Parlare del 4 maggio 1949 e della tragedia di Superga dove perirono i giocatori del Grande Torino insieme agli accompagnatori, ai giornalisti e ai membri dell’equipaggio dell’aereo che trasportava la squadra di ritorno da Lisbona, dove aveva disputato un’amichevole in omaggio al capitano del Benfica Françisco Ferreira, non è facile perché si toccano sentimenti radicati che sono collettivi, ma allo stesso tempo personali e quindi intimi. Parlare del Grande Torino vuol dire occuparsi di una parte della Storia d’Italia perché quella squadra ha incarnato la rinascita dell’intera Nazione dopo la seconda guerra mondiale, perché il Grande Torino con i suoi successi rappresentava l’orgoglio di un popolo che usciva sconfitto dal conflitto bellico non per sua volontà. Parlare di quegli uomini che sono diventati Leggenda non solo per i tifosi del Toro, non solo per gli amanti del calcio, non solo per i cittadini torinesi, non solo per gli italiani è al tempo stesso impegno gravoso, ma anche grande gioia.

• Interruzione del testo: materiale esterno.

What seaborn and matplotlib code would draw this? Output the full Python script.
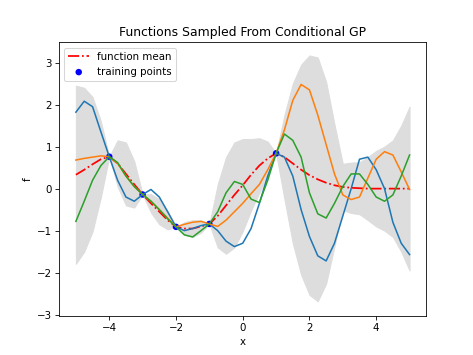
import numpy as np
import matplotlib
matplotlib.use("Agg")
import matplotlib.pyplot as plt
import seaborn as sns

# test grid
x_test = np.arange(-5, 5.01, 0.25)

# training points
x_train = [-4, -3, -2, -1, 1]
y_train = [0.76, -0.14, -0.91, -0.84, 0.84]

# posterior mean
mean = [0.33, 0.45, 0.58, 0.70, 0.76, 0.60, 0.35, 0.10, -0.14, -0.35,
        -0.55, -0.75, -0.91, -0.95, -0.95, -0.90, -0.84, -0.65, -0.40, -0.15,
        0.08, 0.33, 0.55, 0.72, 0.84, 0.75, 0.60, 0.45, 0.32, 0.22,
        0.14, 0.08, 0.04, 0.02, 0.01, 0.0, 0.0, 0.0, 0.0, 0.0, 0.0]

# half width of the shaded band (2 std)
band = [2.12, 1.95, 1.60, 0.90, 0.0, 0.55, 0.75, 0.55, 0.0, 0.22,
        0.30, 0.22, 0.0, 0.15, 0.20, 0.15, 0.0, 0.75, 1.15, 1.25,
        1.10, 0.85, 0.65, 0.40, 0.0, 1.00, 1.90, 2.50, 2.85, 2.90,
        2.40, 1.45, 0.55, 0.60, 0.62, 0.75, 0.90, 1.00, 1.15, 1.50, 1.95]

# three posterior samples
sample_1 = [1.82, 2.08, 1.95, 1.35, 0.76, 0.20, -0.20, -0.30, -0.14, -0.02,
            -0.20, -0.55, -0.91, -1.00, -0.95, -0.88, -0.84, -1.00, -1.25, -1.38,
            -1.30, -0.95, -0.35, 0.30, 0.84, 0.75, 0.30, -0.50, -1.14, -1.60,
            -1.72, -1.30, -0.65, 0.00, 0.70, 0.75, 0.45, 0.00, -0.80, -1.30, -1.57]
sample_2 = [0.68, 0.72, 0.75, 0.78, 0.76, 0.60, 0.30, 0.05, -0.14, -0.30,
            -0.50, -0.70, -0.91, -0.85, -0.80, -0.78, -0.84, -0.90, -0.75, -0.55,
            -0.35, -0.12, 0.10, 0.45, 0.84, 1.40, 2.10, 2.48, 2.35, 1.75,
            1.05, 0.35, -0.15, -0.26, -0.20, 0.25, 0.70, 0.88, 0.80, 0.40, -0.02]
sample_3 = [-0.78, -0.30, 0.20, 0.55, 0.76, 0.62, 0.30, 0.05, -0.14, -0.30,
            -0.50, -0.72, -0.91, -1.10, -1.15, -1.00, -0.84, -0.55, -0.10, 0.17,
            0.10, -0.25, -0.33, 0.20, 0.84, 1.30, 1.15, 0.75, -0.10, -0.60,
            -0.70, -0.35, 0.05, 0.35, 0.35, 0.10, -0.20, -0.30, -0.15, 0.30, 0.80]

mean = np.array(mean)
band = np.array(band)

fig, ax = plt.subplots(figsize=(6.4, 4.8), dpi=74)

sns.lineplot(x=x_test, y=mean, color="r", linestyle="-.", linewidth=1.7,
             label="function mean", ax=ax)
sns.scatterplot(x=x_train, y=y_train, color="b", s=40, edgecolor="none",
                label="training points", ax=ax, zorder=2)
ax.fill_between(x_test, mean - band, mean + band, color="#dddddd")
for s, c in zip([sample_1, sample_2, sample_3], ["C0", "C1", "C2"]):
    sns.lineplot(x=x_test, y=s, color=c, linewidth=1.5, ax=ax)

ax.set_xlim(-5.5, 5.5)
ax.set_ylim(-3.03, 3.48)
ax.set_title("Functions Sampled From Conditional GP")
ax.set_xlabel("x")
ax.set_ylabel("f")
ax.legend(loc="upper left")

plt.savefig("out.png", dpi=74)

Valerio Bacigalupo, portiere; Aldo Ballarin, terzino; Dino Ballarin, terzo portiere; Emile Bongiorni, centravanti; Eusebio Castigliano, mediano; Guglielmo Gabetto, centravanti; Ruggero Grava, ala e centravanti; Giuseppe Grezar, mediano; Ezio Loik, mezz’ala; Virgilio Maroso, terzino; Danilo Martelli, mediano e mezz’ala; Valentino Mazzola, mezz’ala; Romeo Menti, ala; Pietro Operto, terzino; Franco Ossola, ala e centravanti; Mario Rigamonti, centromediano; Julius Schubert, mezz’ala. Egri Erbstein, allenatore e Leslie Lievesley, allenatore in seconda. Questi uomini sono diventati Leggenda perché solo il destino avverso li ha fermati.
Il Grande Torino dal 1942 al 1949 vinse cinque scudetti consecutivamente segnando 408 reti. L’undici maggio del quarantasette la Nazionale giocò schierando dieci giocatori su undici del Torino nella partita con l’Ungheria vinta tre a due grazie ai gol di Loik e alla doppietta di Gabetto. Nella stagione ‘47-‘48 i granata realizzarono il miglior punteggio in classifica conquistando sessantacinque punti e il massimo distacco, sedici lunghezze, dalle seconde Milan, Juventus e Triestina. In quello stesso campionato il Torino ottenne la vittoria casalinga con maggior scarto dieci a zero sull’Alessandria ed anche la vittoria in trasferta con più reti realizzate, a farne le spese fu la Roma che incassò sette gol. Ma i record in quel campionato furono anche altri: il più alto numero di partite vinte fra le mura amiche diciannove su venti, il maggior numero di punti conquistati in casa trentanove su quaranta e il massimo numero di reti in campionato centoventicinque.
Come ogni anno dal 1949 nella basilica di Superga ci sarà la commemorazione funebre. Oggi alle diciassette Don Aldo Rabino, il cappellano del Torino, officerà la messa e a seguire il capitano dell’attuale squadra granata, Rolando Bianchi, accompagnato da tutto il Torino Fc, dai tifosi e da tutti coloro i quali vorranno rendere omaggio al Grande Torino si recherà davanti alla lapide, posta nel punto dove l’aereo impattò contro il terrapieno della basilica, per leggere i nomi dei defunti. Nel silenzio del raccoglimento la voce commossa di Bianchi si leverà al cielo ed alla fine sembrerà di sentire lo squillo della tromba di Bolmida, il trombettiere del Filadelfia – stadio e casa del Grande Torino e di tutti i tifosi del Toro, abbattuto il 10 aprile 1998 e in attesa di essere ricostruito – e capitan Valentino Mazzola si rimboccherà le maniche per guidare la squadra con determinazione alla vittoria, perché il 4 maggio non è solo commozione per chi è stato strappato alla vita troppo presto, ma anche il momento per ricelebrare i successi di quella straordinaria e unica squadra con la speranza che gli Invincibili trasmettano un po’ del loro tremendismo all’attuale Torino che è ad un passo dal tornare in serie A.